I was a professional athlete for 10 years. I had lived in the States since I was 13 when I went to high school. After this, I got a full athletics scholarship to attend the University in Arizona. I was very knowledgeable of the cultures and nuances of the West, so during international competitions, it became my default duty to help Kenyan athletes settle in. A better experience meant better performance. When I retired from professional running, I wanted to continue helping athletes, except now from a business perspective.
What was it like being a pace-setter?
My first pace-setting job was in 1996 during the European circuit where I was the eighth-ranked 1,500 metres athlete in the world. My then manager approached me a few minutes after my race and asked if I would pace-set for an athlete who wanted to break the world record in the two-mile (3,200 metres) race. I liked the challenge – and the money they were offering, which was $10,000 (Sh1 million at current rates). I took the job, helped set the world record and got three more pacing jobs that year.
What made you decide to move from racing to pace-setting full time?
For a runner, the most challenging thing is to know which pace to set at what stage of the race. Run too fast and you burn out, run too slow and you leave yourself too much work to do.
I had an internal clock in my head for setting the perfect pace. After I did two or three jobs, it became known in the racing circles that if you wanted to break a record, you needed to get Martin Keino to pace for you. I like to think it was my calling.
Who are some of the big names you set pace for?
Daniel Komen, who currently holds the world record in the 3,000 metres and two miles, double Olympic medallist Haile Gebrselassie, Olympic gold medallist and world record holder Kenenisa Bekele. I paced seven races where the athletes broke world records, which still stand to date.
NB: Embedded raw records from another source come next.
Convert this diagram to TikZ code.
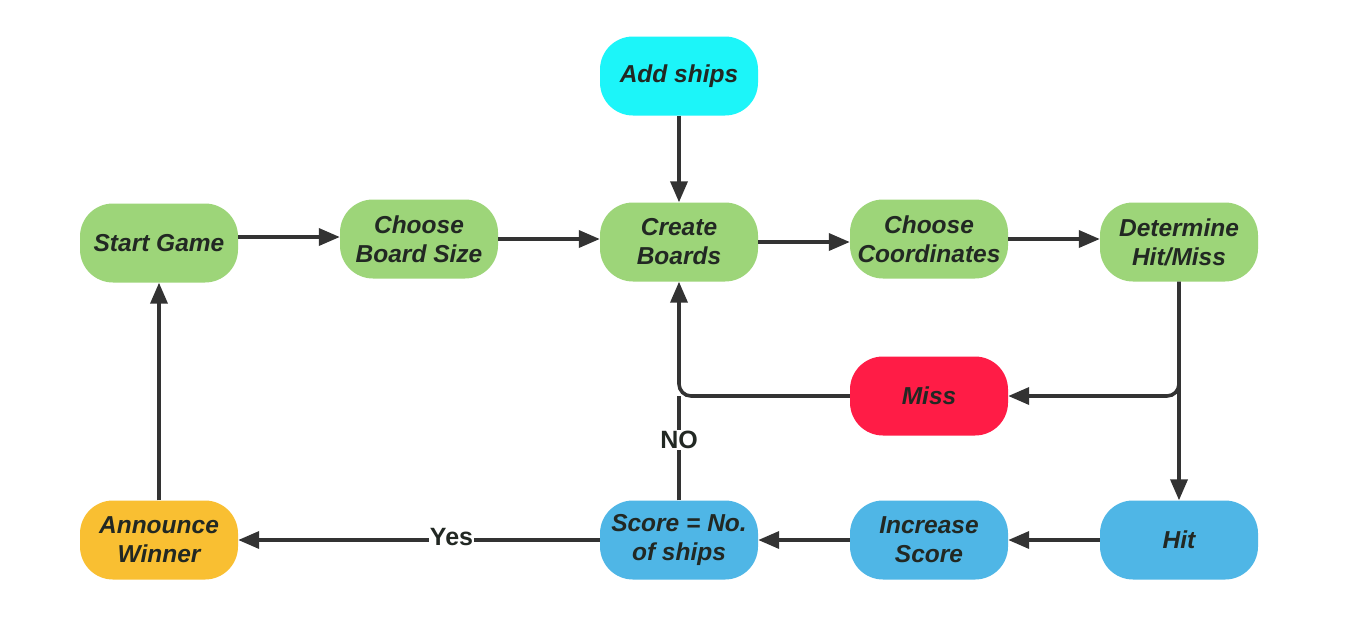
\documentclass[tikz,border=0pt]{standalone}
\usepackage{fontspec}
\setmainfont{Liberation Sans}
\usetikzlibrary{arrows.meta,calc}
\definecolor{cgreen}{HTML}{9DD579}
\definecolor{ccyan}{HTML}{1CF5F9}
\definecolor{cred}{HTML}{FF1C46}
\definecolor{cblue}{HTML}{4FB6E6}
\definecolor{corange}{HTML}{F9BF32}
\definecolor{ctext}{HTML}{222823}
\definecolor{cline}{HTML}{333333}
\tikzset{
  box/.style={rounded corners=33pt, minimum width=158pt, minimum height=79pt, inner sep=0pt,
    align=center, text=ctext, font=\fontsize{24.5}{29}\selectfont\bfseries\itshape},
  conn/.style={line width=3.6pt, draw=cline, -{Triangle[length=21pt,width=17pt]}},
  plain/.style={line width=3.6pt, draw=cline},
  lbl/.style={fill=white, inner sep=1pt, text=ctext, font=\fontsize{25}{28}\selectfont\bfseries}
}
\begin{document}
\begin{tikzpicture}[x=1pt,y=-1pt]
\useasboundingbox (0,0) rectangle (1364,630);
\fill[white] (0,0) rectangle (1364,630);
\node[box, fill=ccyan] (add) at (679,76) {Add ships};
\node[box, fill=cgreen] (start) at (159,243) {Start Game};
\node[box, fill=cgreen] (board) at (419,239) {Choose\\Board Size};
\node[box, fill=cgreen] (create) at (679,242) {Create\\Boards};
\node[box, fill=cgreen] (coord) at (929,239) {Choose\\Coordinates};
\node[box, fill=cgreen] (det) at (1179,242) {Determine\\Hit/Miss};
\node[box, fill=cred] (miss) at (929,396) {Miss};
\node[box, fill=corange] (win) at (159,540) {Announce\\Winner};
\node[box, fill=cblue] (score) at (679,540) {Score = No.\\of ships};
\node[box, fill=cblue] (inc) at (929,540) {Increase\\Score};
\node[box, fill=cblue] (hit) at (1179,540) {Hit};
\coordinate (jm) at (679,396);
\coordinate (jd) at (1179,396);
% arrows
\draw[conn] (add.south) -- (create.north);
\draw[conn] ([yshift=6pt]start.east) -- ([yshift=6pt]start.east -| board.west);
\draw[conn] (board.east) -- (board.east -| create.west);
\draw[conn] (create.east) -- (create.east -| coord.west);
\draw[conn] (coord.east) -- (coord.east -| det.west);
\draw[conn] (det.south) -- (hit.north);
\draw[conn, rounded corners=12pt] (det.south) -- (jd) -- (miss.east);
\draw[conn, rounded corners=12pt] (miss.west) -- (jm) -- (create.south);
\draw[plain] (score.north) -- node[lbl, pos=0.58] (no) {NO} (jm);
\draw[conn] (hit.west) -- (inc.east);
\draw[conn] (inc.west) -- (score.east);
\draw[conn] (score.west) -- node[lbl, pos=0.41, yshift=3pt] (yes) {Yes} (win.east);
\draw[conn] (win.north) -- (start.south);
\end{tikzpicture}
\end{document}
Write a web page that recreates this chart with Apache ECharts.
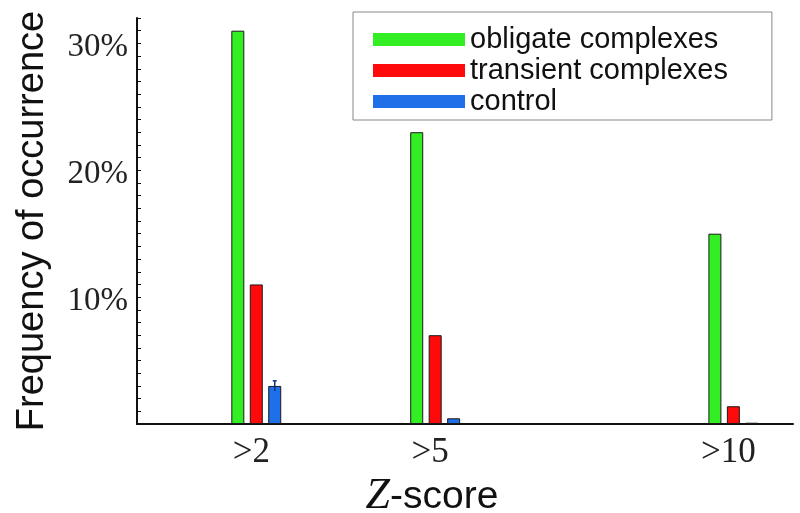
<!DOCTYPE html>
<html>
<head>
<meta charset="utf-8">
<script src="https://cdn.jsdelivr.net/npm/echarts@6/dist/echarts.min.js"></script>
<style>
  html, body { margin: 0; padding: 0; background: #fff; }
  #chart { width: 800px; height: 513px; }
</style>
</head>
<body>
<div id="chart"></div>
<script>
// Z-score thresholds (numeric positions on the x axis) and their tick labels
const zPositions = [2, 5, 10]
const zLabels = ['>2', '>5', '>10']

// frequency of occurrence, in percent
const obligate = [31, 23, 15]
const transient = [11, 7, 1.4]
const control = [3, 0.45, 0.1]
// error bar on the control series: [z, low, high]
const controlErr = [[2, 2.6, 3.4]]

const seriesNames = ['obligate complexes', 'transient complexes', 'control']
const seriesColors = ['#33ee22', '#ff0a0a', '#1f6fe8']

const BAR_W = 13
const BAR_GAP = 0.42

const chart = echarts.init(document.getElementById('chart'))

const toPoints = (vals) => vals.map((v, i) => [zPositions[i], v])

const barSeries = [obligate, transient, control].map((vals, i) => ({
  name: seriesNames[i],
  type: 'bar',
  data: toPoints(vals),
  barWidth: BAR_W,
  barGap: BAR_GAP * 100 + '%',
  itemStyle: {
    color: seriesColors[i],
    borderColor: '#1a1a1a',
    borderWidth: 1
  }
}))

chart.setOption({
  backgroundColor: '#fff',
  animation: false,
  grid: { left: 137, right: 7, top: 18, bottom: 89, outerBoundsMode: 'none', containLabel: false },
  legend: {
    orient: 'vertical',
    left: 353,
    top: 12,
    padding: [13, 44, 4, 20],
    itemGap: 2,
    itemWidth: 92,
    itemHeight: 13,
    icon: 'rect',
    borderColor: '#888',
    borderWidth: 1,
    itemStyle: { borderWidth: 0 },
    textStyle: { fontFamily: 'Liberation Sans', fontSize: 29, color: '#111' },
    data: seriesNames
  },
  xAxis: {
    type: 'value',
    min: 0,
    max: 11,
    interval: 1,
    name: '{z|Z}{s|-score}',
    nameLocation: 'middle',
    nameGap: 40,
    nameTextStyle: {
      padding: [0, 66, 0, 0],
      rich: {
        z: { fontFamily: 'Liberation Serif', fontStyle: 'italic', fontSize: 44, color: '#111' },
        s: { fontFamily: 'Liberation Sans', fontSize: 39, color: '#111' }
      }
    },
    axisLine: { lineStyle: { color: '#111', width: 2 } },
    axisTick: { show: false },
    splitLine: { show: false },
    axisLabel: {
      margin: 11,
      padding: [0, 10, 0, 0],
      fontFamily: 'Liberation Serif',
      fontSize: 35,
      color: '#222',
      formatter: (v) => {
        const i = zPositions.indexOf(v)
        return i >= 0 ? zLabels[i] : ''
      }
    }
  },
  yAxis: {
    type: 'value',
    min: 0,
    max: 32,
    interval: 1,
    name: 'Frequency of occurrence',
    nameLocation: 'middle',
    nameGap: 85,
    nameTextStyle: { fontFamily: 'Liberation Sans', fontSize: 38, color: '#111' },
    axisLine: { show: true, lineStyle: { color: '#111', width: 2 } },
    axisTick: { show: true, inside: true, length: 4, lineStyle: { color: '#111' } },
    splitLine: { show: false },
    axisLabel: {
      margin: 9,
      formatter: (v) => (v > 0 && v % 10 === 0 ? '{g|}\n{t|' + v + '%}' : ''),
      rich: {
        g: { height: 8, lineHeight: 8, fontSize: 8 },
        t: { fontFamily: 'Liberation Serif', fontSize: 33, color: '#222' }
      }
    }
  },
  series: [
    ...barSeries,
    {
      type: 'custom',
      name: 'control error',
      data: controlErr,
      z: 3,
      renderItem: (params, api) => {
        const lo = api.coord([api.value(0), api.value(1)])
        const hi = api.coord([api.value(0), api.value(2)])
        const x = lo[0] + BAR_W * (1 + BAR_GAP)
        return {
          type: 'group',
          children: [
            { type: 'line', shape: { x1: x, y1: lo[1], x2: x, y2: hi[1] }, style: { stroke: '#0b2f80', lineWidth: 1.5 } },
            { type: 'line', shape: { x1: x - 2, y1: hi[1], x2: x + 2, y2: hi[1] }, style: { stroke: '#0b2f80', lineWidth: 1.5 } }
          ]
        }
      }
    }
  ]
})
</script>
</body>
</html>
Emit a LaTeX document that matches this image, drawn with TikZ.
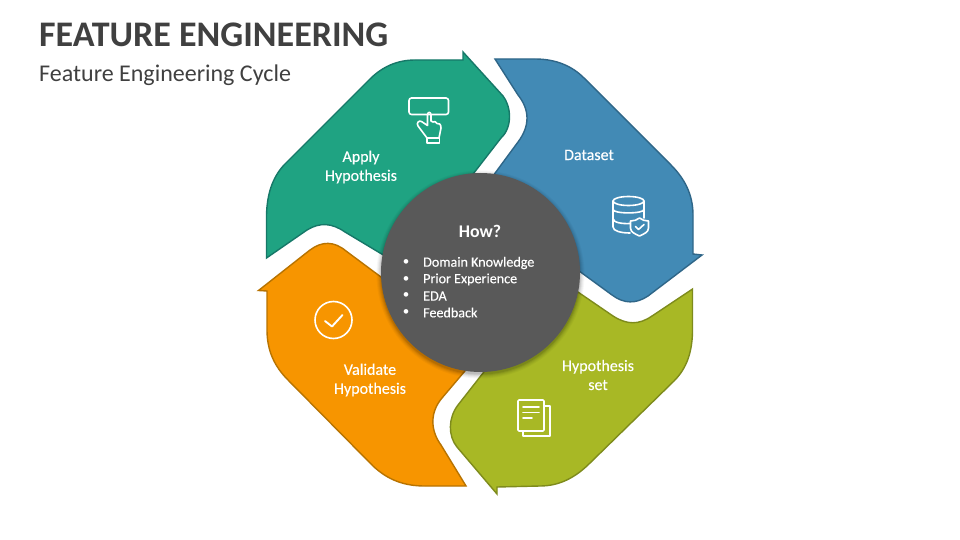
\documentclass[tikz,border=0pt]{standalone}
\usepackage{fontspec}
\setmainfont{Carlito}
\newfontfamily\whitefont[FakeBold=0.25]{Carlito}
\definecolor{cgreen}{HTML}{1FA382}
\definecolor{dgreen}{HTML}{167868}
\definecolor{cblue}{HTML}{428AB5}
\definecolor{dblue}{HTML}{2F6688}
\definecolor{colive}{HTML}{A8B825}
\definecolor{dolive}{HTML}{7E8B1C}
\definecolor{corange}{HTML}{F79500}
\definecolor{dorange}{HTML}{B87300}
\definecolor{cgrey}{HTML}{595959}
\definecolor{ctext}{HTML}{404040}
\tikzset{
  petal/.style={line width=1.4pt,line join=miter},
  lbl/.style={text=white,font=\whitefont\fontsize{16}{19}\selectfont,align=center,inner sep=0pt},
  lst/.style={text=white,font=\whitefont\fontsize{14.1}{16}\selectfont,anchor=west,inner sep=0pt},
  dot/.style={text=white,font=\fontsize{13}{16}\selectfont,inner sep=0pt},
  icon/.style={draw=white,line width=1.6pt,line join=round,line cap=round},
}
\begin{document}
\begin{tikzpicture}[x=1pt,y=-1pt]
\useasboundingbox (0,0) rectangle (960,540);
\fill[white] (0,0) rectangle (960,540);
\node[anchor=west,inner sep=0pt,text=ctext,font=\fontsize{36}{40}\selectfont\bfseries] (title) at (39,35) {FEATURE ENGINEERING};
\node[anchor=west,inner sep=0pt,text=ctext,font=\fontsize{24}{28}\selectfont] (subtitle) at (39,75) {Feature Engineering Cycle};
% green
\draw[petal,fill=cgreen,draw=dgreen] (266.5,258) -- (266.5,215) .. controls (267,195) and (272,178) .. (284,165)
 -- (370,79) .. controls (382,67) and (397,60) .. (415,60) -- (463,60) -- (463,52) -- (503,96)
 .. controls (511,106) and (513,127) .. (501,138) -- (470,178) -- (385,256) -- (345,232)
 .. controls (332,223) and (320,222) .. (307,230) -- cycle;
% blue
\draw[petal,fill=cblue,draw=dblue] (495,59) -- (535,59) .. controls (556,59) and (572,66) .. (584,78)
 -- (671,165) .. controls (685,179) and (693,195) .. (693,215) -- (693,254) -- (702,255) -- (648,296)
 .. controls (636,304) and (624,304) .. (612,295) -- (575,268) -- (490,180) -- (518,142)
 .. controls (530,126) and (530,110) .. (518,95) -- cycle;
% olive
\draw[petal,fill=colive,draw=dolive] (692.5,289) -- (692.5,332) .. controls (692,352) and (687,368) .. (674,381)
 -- (590,463) .. controls (576,477) and (560,486) .. (540,486) -- (497,487) -- (497,494) -- (457,447)
 .. controls (448,436) and (448,418) .. (458,405) -- (487,368) -- (575,290) -- (613,316)
 .. controls (627,325) and (639,325) .. (652,316) -- cycle;
% orange
\draw[petal,fill=corange,draw=dorange] (466,486) -- (425,486) .. controls (404,486) and (388,480) .. (373,466)
 -- (288,380) .. controls (274,366) and (267,350) .. (267,330) -- (267,291) -- (258.5,290.5) -- (310,250)
 .. controls (322,241) and (334,241) .. (346,251) -- (385,280) -- (470,365) -- (442,398)
 .. controls (430,412) and (430,430) .. (441,445) -- cycle;
% centre shadow and disc
\foreach \r/\o in {104/0.03,103/0.04,102/0.05,101/0.07,100/0.09}{\fill[black,opacity=\o] (480.5,274.5) circle[radius=\r];}
\node[circle,fill=cgrey,minimum size=199pt,inner sep=0pt] (hub) at (480.5,272.5) {};
\node[inner sep=0pt,text=white,font=\fontsize{17.8}{20}\selectfont\bfseries] (how) at (480,231) {How?};
\node[dot] (b1) at (406,263) {\textbullet}; \node[lst] (l1) at (423,263) {Domain Knowledge};
\node[dot] (b2) at (406,279.5) {\textbullet}; \node[lst] (l2) at (423,279.5) {Prior Experience};
\node[dot] (b3) at (406,296) {\textbullet}; \node[lst] (l3) at (423,296) {EDA};
\node[dot] (b4) at (406,312.5) {\textbullet}; \node[lst] (l4) at (423,312.5) {Feedback};
% labels
\node[lbl] (apply) at (361,167) {Apply\\Hypothesis};
\node[lbl] (dataset) at (589,155) {Dataset};
\node[lbl] (hset) at (598,375) {Hypothesis\\set};
\node[lbl] (validate) at (370,380) {Validate\\Hypothesis};
% hand icon
\draw[icon,rounded corners=2.5pt] (409,98) rectangle (448.5,114.5);
\draw[icon] (431,121) -- (431,115) .. controls (431,111.5) and (427.5,111.5) .. (427.5,115) -- (427.5,125.5) -- (421.5,121.5)
 .. controls (419,120) and (416,123) .. (418,126) -- (427,138) -- (439,138) -- (441,128) .. controls (441,124) and (439,123) .. (437,123.5)
 .. controls (436,121.5) and (434,121) .. (433,122) -- (431,121);
\draw[icon] (427,138) -- (427,143) -- (439.5,143) -- (439.5,138);
% database icon
\draw[icon] (628.5,201) ellipse[x radius=15.5,y radius=4.5];
\draw[icon] (613,201) -- (613,227) .. controls (613,231) and (621,233) .. (630,233);
\draw[icon] (644,201) -- (644,218);
\draw[icon] (613,209.5) .. controls (613,214) and (644,214) .. (644,209.5);
\draw[icon] (613,218.5) .. controls (613,222.5) and (622,224) .. (630,223.5);
\draw[icon,fill=cblue] (630.5,221) .. controls (634,221) and (637,220) .. (639.5,218) .. controls (642,220) and (645,221) .. (648.5,221) -- (648.5,228) .. controls (648.5,232) and (644,234) .. (639.5,236) .. controls (635,234) and (630.5,232) .. (630.5,228) -- cycle;
\draw[icon] (635.5,226.5) -- (638.5,229.5) -- (644,224.5);
% document icon
\draw[icon] (544,406) -- (550,406) -- (550,436) -- (523,436) -- (523,431);
\draw[icon,rounded corners=1pt] (518,400) rectangle (544,431);
\draw[icon] (523,407) -- (539,407) (523,412.5) -- (539,412.5) (523,418) -- (532,418);
% check icon
\draw[icon] (333.5,320) circle[radius=18.5];
\draw[icon,line width=1.9pt] (325,321) -- (332,326.5) -- (342.5,315);
\end{tikzpicture}
\end{document}
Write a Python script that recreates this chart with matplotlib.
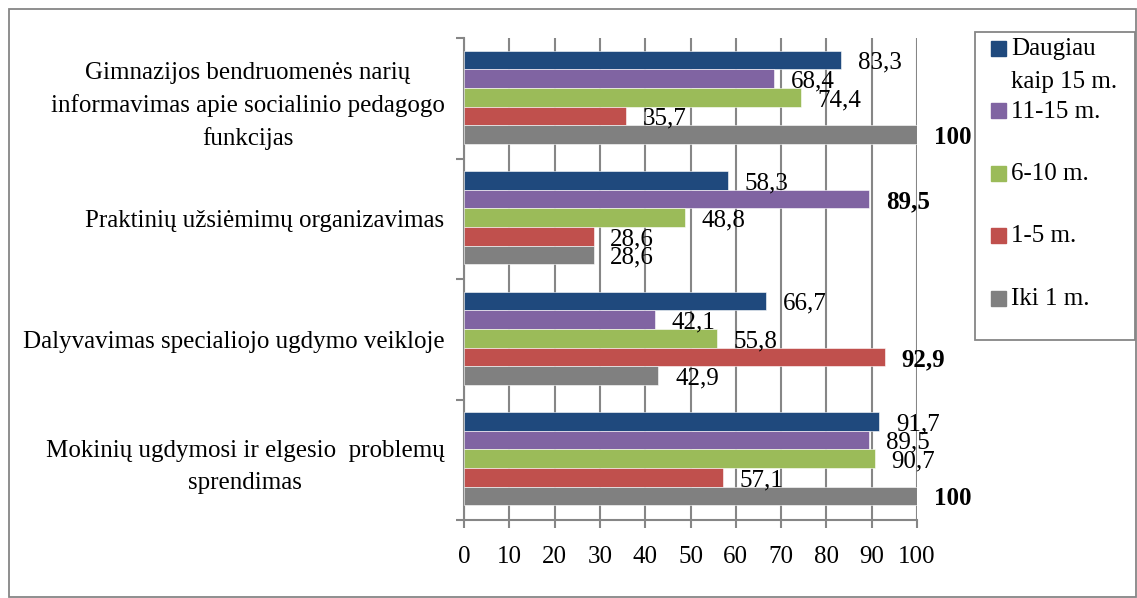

How lucrative was it in comparison to racing for medals?
The average pay was $8,000 (Sh826,000) to $20,000 (Sh2.1 million) per race. I paced about 15-20 races a year. Then there were bonuses, for instance, $10,000 on top of your pay if the athlete you were pacing for broke the world record. Top athletes will naturally earn more than a pace-setter, but while athletes need to win to make money, a pace-setter’s earnings are almost always guaranteed.
You mentioned that most athletes have a challenge investing well. How did you overcome this while you were on the track?
I had a great manager. He ensured his entire team saved 10 per cent of their winnings and earnings. I did that diligently for 10 years and haven’t touched that money to date. It’s in a secure off-shore account. That’s my retirement fund. No matter how bad a business year I have, it remains intact.
How viable is the business side of sports in today’s market?
Internationally, it is a multi-billion-dollar industry. In Kenya, it’s still picking up so it constantly fluctuates. For instance, in 2006 when I started my business with approximately Sh150,000 in capital, we made Sh700,000. In 2007, we made Sh25 million. Then the election crisis happened in 2008 and we made zero money. In 2009, I literally had to start my business from scratch. Last year our turnover was Sh1.5 million. Entrepreneurship has it ups and downs. It’s erratic but we are steadily growing to a point where we will be able to match the rest of the world.
What are some of your success stories?
Asbel Kiprop, a 1,500-metre Olympic gold medallist, would go right up there. We started working with him when he was only 17. He has embraced the mindset that being a great athlete is as much about image and investment as it is about winning races. We have also worked with Abel Kirui, who won the Chicago and World Championships marathons, and Janet Wanja, the volleyball star.
Keino Sports has other branches, events and tourism. Tell us a bit about that.
We plan all manner of sporting events from concept to actualisation. Somehow, we have become specialists of managing sporting events in the Kenyan wild. One of our more famous events is the Laikipia Highland Games, which started in 2008.
It’s a fun sporting competition aimed at bringing the different communities of Pokot, Samburu, Tugen and Maasai together to promote peace in the region. It won the World Sports for Peace Event in 2009. It’s the brainchild of Kuki Gallmann, an environmentalist in Laikipia County.
As Keino Sports Events, we aim to use sports to bring positive awareness to communities and promote peace. In Kenya today, this is extremely crucial. With the sports tourism division, we manage the logistics of participants and spectators for local sporting events, such as the Lewa marathon and rally series.
Your father is a legend. What is it like to walk in his footsteps?
It’s not much different from anyone else’s experience with their dad. As a son, you want your father to be proud of you; you want to honour your family name and, if possible, leave your own mark behind. My vision is to carry the Keino legacy as honestly and as diligently as I can, while using my unique gifts and calling.